The only thing anyone knows for certain is that today will be tumultuous for financial markets, after a historic Sunday that has remade Wall Street. With Lehman Brothers probably on the road to liquidation, and Merrill Lynch to be acquired by Bank of America, we are getting a Category 5 test of our financial levees.
In the event of a Lehman bankruptcy, we will also get a test of whether a major broker-dealer can fail without triggering a systemic crisis. As of last evening, the Federal Reserve and Treasury had refused to offer the same taxpayer guarantees to Lehman paper that it had for Bear Stearns last March. That was enough to cause Barclays and other potential Lehman acquirers to walk away.
The result will be a very rough Monday, but the government had to draw a line somewhere or it would have become the financier of first resort for every company hoping to buy a troubled firm. Especially with the Fed discount window now wide open to many more financial institutions, and to many kinds of collateral, Treasury Secretary Hank Paulson's refusal to blink won't get any second guessing from us. If Lehman is able to liquidate without a panic, and especially if its derivative contracts can be safely undone, the benefits would include the reassertion of "moral hazard" on Wall Street.
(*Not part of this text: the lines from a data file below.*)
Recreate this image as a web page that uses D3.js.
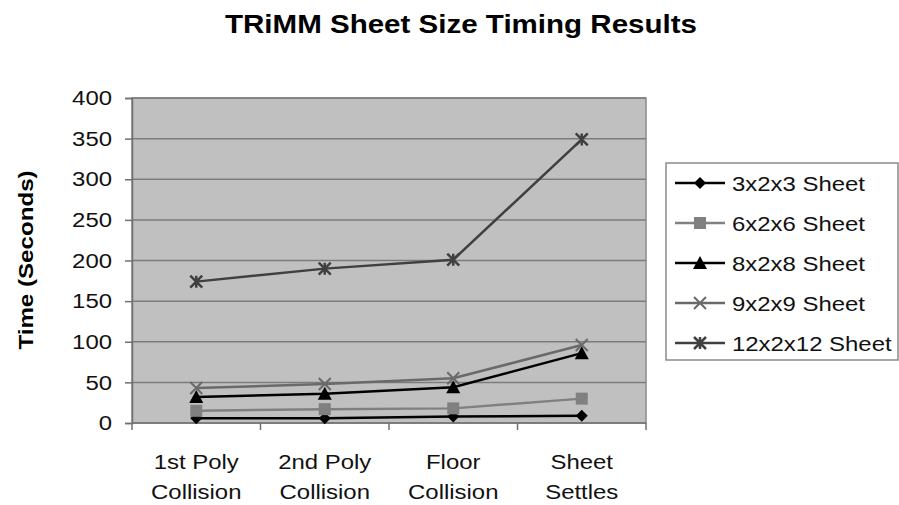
<!DOCTYPE html>
<html>
<head>
<meta charset="utf-8">
<script src="https://cdn.jsdelivr.net/npm/d3@7"></script>
<style>
  body { margin: 0; background: #fff; }
  svg { font-family: 'Liberation Sans', Arial, sans-serif; }
</style>
</head>
<body>
<svg width="899" height="505"></svg>
<script>
const categories = [['1st Poly', 'Collision'], ['2nd Poly', 'Collision'], ['Floor', 'Collision'], ['Sheet', 'Settles']];
const seriesNames = ['3x2x3 Sheet', '6x2x6 Sheet', '8x2x8 Sheet', '9x2x9 Sheet', '12x2x12 Sheet'];
const s3 = [6, 6, 8, 9];
const s6 = [15, 17, 18, 30];
const s8 = [32, 36, 44, 86];
const s9 = [43, 48, 55, 96];
const s12 = [174, 190, 201, 349];
const yTicks = [0, 50, 100, 150, 200, 250, 300, 350, 400];

const series = [s3, s6, s8, s9, s12];
const COLORS = ['#000', '#808080', '#000', '#6a6a6a', '#404040'];
const MARKERS = ['diamond', 'square', 'triangle', 'x', 'star'];
const STRETCH = 1.14; // text in the source picture is a bit wide

const SVG = d3.select('svg');
const LEFT = 132, RIGHT = 646, TOP = 98, BOTTOM = 423;

const X_SCALE = d3.scaleBand().domain(d3.range(categories.length)).range([LEFT, RIGHT]);
const Y_SCALE = d3.scaleLinear().domain([0, 400]).range([BOTTOM, TOP]);

// wide text helper
function wideText(parent, x, y, str, size) {
  return parent.append('text')
    .attr('transform', `translate(${x},${y}) scale(${STRETCH},1)`)
    .attr('fill', '#111')
    .style('font-size', size + 'px')
    .text(str);
}

// title
SVG.append('text')
  .attr('x', 461).attr('y', 33)
  .attr('text-anchor', 'middle')
  .attr('textLength', 472).attr('lengthAdjust', 'spacingAndGlyphs')
  .style('font-size', '26px').style('font-weight', 'bold')
  .text('TRiMM Sheet Size Timing Results');

// plot area
SVG.append('rect')
  .attr('x', LEFT).attr('y', TOP)
  .attr('width', RIGHT - LEFT).attr('height', BOTTOM - TOP)
  .attr('fill', '#c0c0c0').attr('stroke', '#8a8a8a').attr('stroke-width', 1.5);

// gridlines
SVG.append('g').selectAll('line')
  .data(yTicks.filter((d) => d > 0))
  .join('line')
  .attr('x1', LEFT).attr('x2', RIGHT)
  .attr('y1', (d) => Y_SCALE(d)).attr('y2', (d) => Y_SCALE(d))
  .attr('stroke', '#7c7c7c').attr('stroke-width', 1.5);

// y axis
const Y_AXIS_G = SVG.append('g').attr('transform', `translate(${LEFT},0)`);
Y_AXIS_G.call(d3.axisLeft(Y_SCALE).tickValues(yTicks).tickSize(7).tickPadding(12));
Y_AXIS_G.select('.domain').attr('stroke', '#707070').attr('stroke-width', 1.5);
Y_AXIS_G.selectAll('.tick line').attr('stroke', '#707070').attr('stroke-width', 1.5);
Y_AXIS_G.selectAll('.tick text')
  .attr('transform', `translate(-20,0) scale(${STRETCH},1)`)
  .attr('x', 0)
  .style('font-size', '21px').attr('fill', '#111')
  .attr('font-family', 'Liberation Sans, Arial, sans-serif');

// x axis
const X_AXIS_G = SVG.append('g').attr('transform', `translate(0,${BOTTOM})`);
X_AXIS_G.append('line').attr('x1', LEFT).attr('x2', RIGHT)
  .attr('stroke', '#707070').attr('stroke-width', 1.5);
X_AXIS_G.selectAll('line.tk')
  .data(d3.range(categories.length + 1))
  .join('line').attr('class', 'tk')
  .attr('x1', (d) => LEFT + d * X_SCALE.step()).attr('x2', (d) => LEFT + d * X_SCALE.step())
  .attr('y1', 0).attr('y2', 7)
  .attr('stroke', '#707070').attr('stroke-width', 1.5);
categories.forEach((lines, i) => {
  const cx = X_SCALE(i) + X_SCALE.bandwidth() / 2;
  lines.forEach((t, j) => {
    wideText(X_AXIS_G, cx, 46 + j * 30, t, 21).attr('text-anchor', 'middle');
  });
});

// y label
SVG.append('text')
  .attr('transform', `translate(33,260) rotate(-90) scale(1.15,1)`)
  .attr('text-anchor', 'middle')
  .style('font-size', '21px').style('font-weight', 'bold')
  .text('Time (Seconds)');

function drawMarker(g, type, color) {
  const s = 6;
  if (type === 'diamond') {
    g.append('path').attr('d', `M0,${-s}L${s},0L0,${s}L${-s},0Z`).attr('fill', color);
  } else if (type === 'square') {
    g.append('rect').attr('x', -s).attr('y', -s).attr('width', 2 * s).attr('height', 2 * s).attr('fill', color);
  } else if (type === 'triangle') {
    g.append('path').attr('d', `M0,${-s - 1}L${s + 1},${s}L${-s - 1},${s}Z`).attr('fill', color);
  } else if (type === 'x') {
    g.append('path').attr('d', `M${-s},${-s}L${s},${s}M${s},${-s}L${-s},${s}`)
      .attr('stroke', color).attr('stroke-width', 2);
  } else {
    g.append('path').attr('d', `M${-s},${-s}L${s},${s}M${s},${-s}L${-s},${s}M0,${-s}L0,${s}`)
      .attr('stroke', color).attr('stroke-width', 2.5);
  }
}

// series
const LINE = d3.line()
  .x((d, i) => X_SCALE(i) + X_SCALE.bandwidth() / 2)
  .y((d) => Y_SCALE(d));

series.forEach((vals, k) => {
  const g = SVG.append('g');
  g.append('path').attr('d', LINE(vals))
    .attr('fill', 'none').attr('stroke', COLORS[k]).attr('stroke-width', 2.5);
  vals.forEach((v, i) => {
    const m = g.append('g')
      .attr('transform', `translate(${X_SCALE(i) + X_SCALE.bandwidth() / 2},${Y_SCALE(v)})`);
    drawMarker(m, MARKERS[k], COLORS[k]);
  });
});

// legend
const LEG = SVG.append('g').attr('transform', 'translate(666,163)');
LEG.append('rect').attr('width', 232).attr('height', 197)
  .attr('fill', '#fff').attr('stroke', '#8a8a8a').attr('stroke-width', 1.5);
seriesNames.forEach((name, k) => {
  const y = 20 + k * 40;
  LEG.append('line').attr('x1', 9).attr('x2', 59).attr('y1', y).attr('y2', y)
    .attr('stroke', COLORS[k]).attr('stroke-width', 2.5);
  const m = LEG.append('g').attr('transform', `translate(34,${y})`);
  drawMarker(m, MARKERS[k], COLORS[k]);
  wideText(LEG, 66, y + 7.5, name, 21);
});
</script>
</body>
</html>
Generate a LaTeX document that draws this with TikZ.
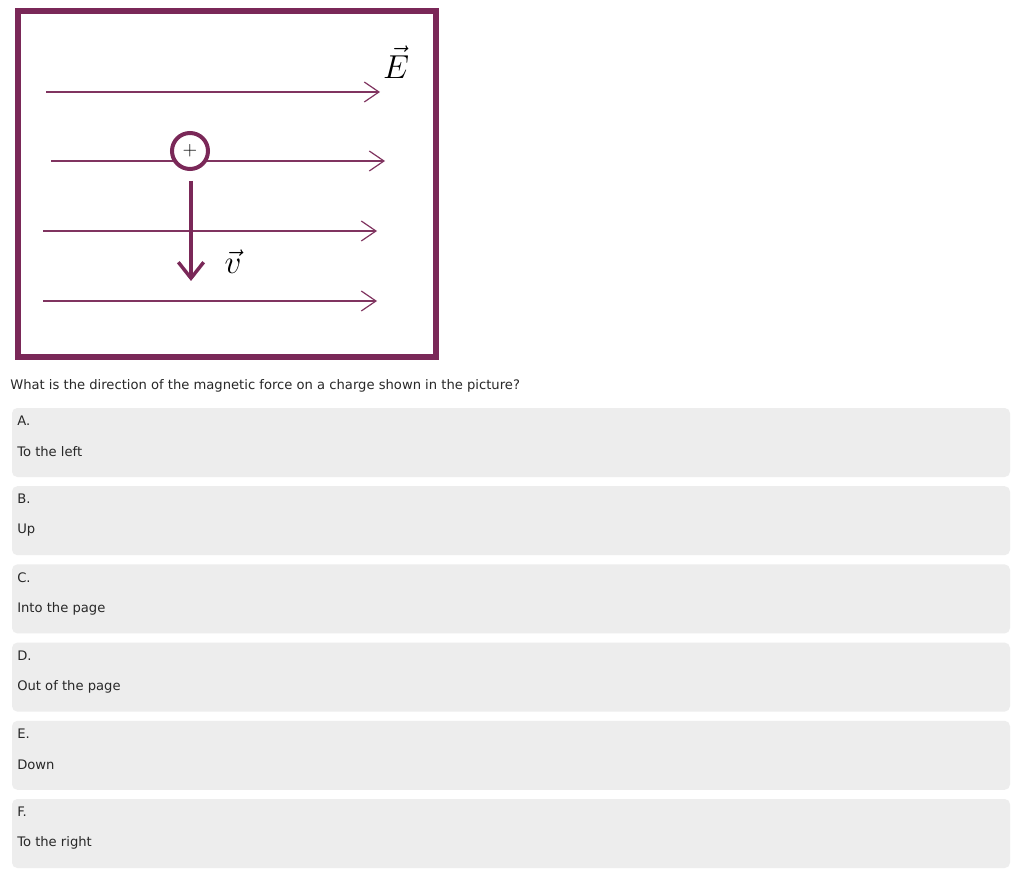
\documentclass[tikz,border=0pt]{standalone}
\usepackage{fontspec}
\setsansfont{DejaVu Sans}
\usepackage{tikz}
\usetikzlibrary{arrows.meta}

\definecolor{frame}{RGB}{122,40,88}
\definecolor{field}{RGB}{128,52,96}
\definecolor{optbg}{RGB}{237,237,237}
\definecolor{txt}{RGB}{40,40,40}

\begin{document}
\begin{tikzpicture}[x=0.75pt, y=-0.75pt,
  fieldline/.style={field, line width=1.1pt, -{Straight Barb[length=11pt, width=15pt, line width=0.9pt]}},
  option/.style={fill=optbg, rounded corners=4pt, draw=none},
  lbl/.style={font=\sffamily\fontsize{9.85}{11}\selectfont, text=txt, anchor=west, inner sep=0pt}]
\useasboundingbox (0,0) rectangle (1024,880);
\fill[white] (0,0) rectangle (1024,880);

% the picture
\draw[frame, line width=3.8pt] (18,11) rectangle (436,357);
\foreach \ya/\xa/\xb in {92/46/380, 161/51/385, 231/43/377, 301/43/377} {
  \coordinate (l\ya) at (\xa,\ya);
  \coordinate (r\ya) at (\xb,\ya);
  \draw[fieldline] (l\ya) -- (r\ya);
}
\node[circle, draw=frame, fill=white, line width=3pt, minimum size=27pt, inner sep=0pt] (q) at (190,151) {\fontsize{15}{15}\selectfont$+$};
\coordinate (vtop) at (191,181);
\coordinate (vtip) at (191,281);
\draw[frame, line width=3pt, -{Straight Barb[length=12pt, width=19pt, line width=2.6pt]}] (vtop) -- (vtip);
\node[font=\fontsize{27}{28}\selectfont] (E) at (396,62) {$\vec{E}$};
\node[font=\fontsize{28}{28}\selectfont] (v) at (233,262) {$\vec{v}$};

% question and options
\node[lbl] (ques) at (10,386) {What is the direction of the magnetic force on a charge shown in the picture?};
\foreach \k/\lt/\ans [count=\i from 0] in {a/A./To the left, b/B./Up, c/C./Into the page, d/D./Out of the page, e/E./Down, f/F./To the right} {
  \fill[option] (12,408+78.2*\i) rectangle (1010,477+78.2*\i);
  \node[lbl] (\k) at (17,421+78.2*\i) {\lt};
  \node[lbl] (\k ans) at (17,452+78.2*\i) {\ans};
}
\end{tikzpicture}
\end{document}
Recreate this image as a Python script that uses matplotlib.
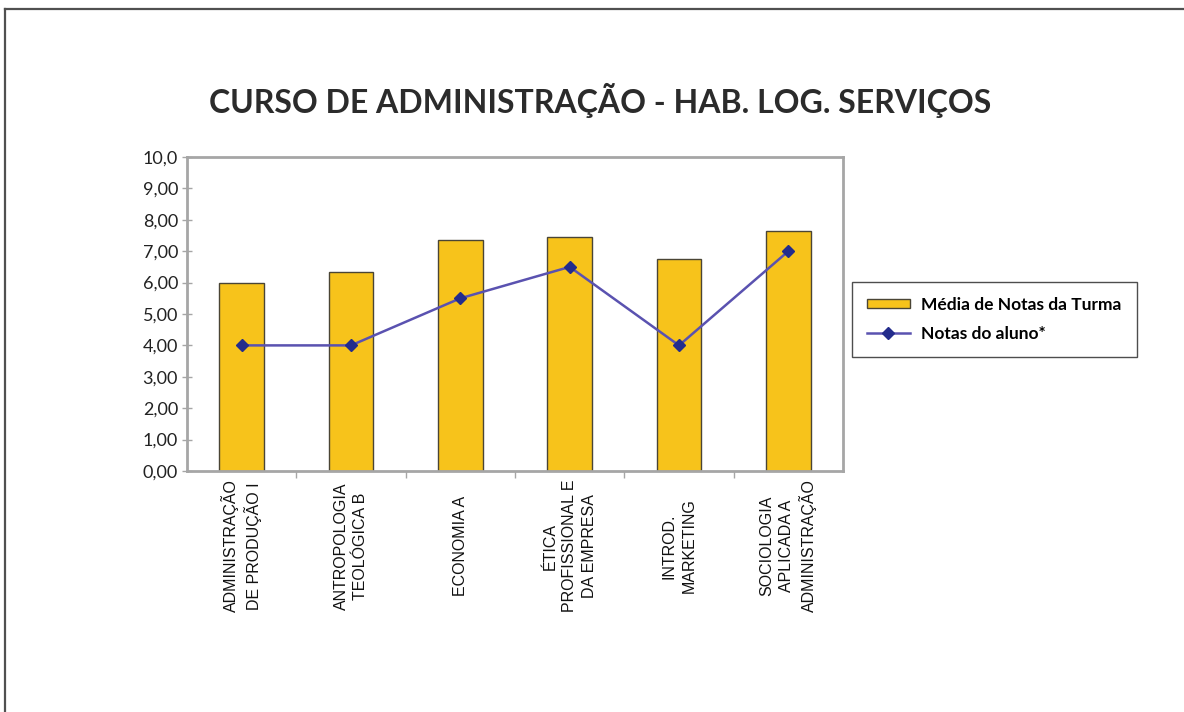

The Merrill acquisition before it faces a Lehman-like run should also reduce the risk of contagion.
In the days ahead, Treasury will have to take more aggressive steps to protect the banking system -- including, perhaps, another Resolution Trust Corp. that can acquire real-estate and mortgage assets when there are no other buyers, provide some floor under prices, and liquidate or sell them in more orderly fashion. Whatever happens today, we'd rather not repeat the exercise.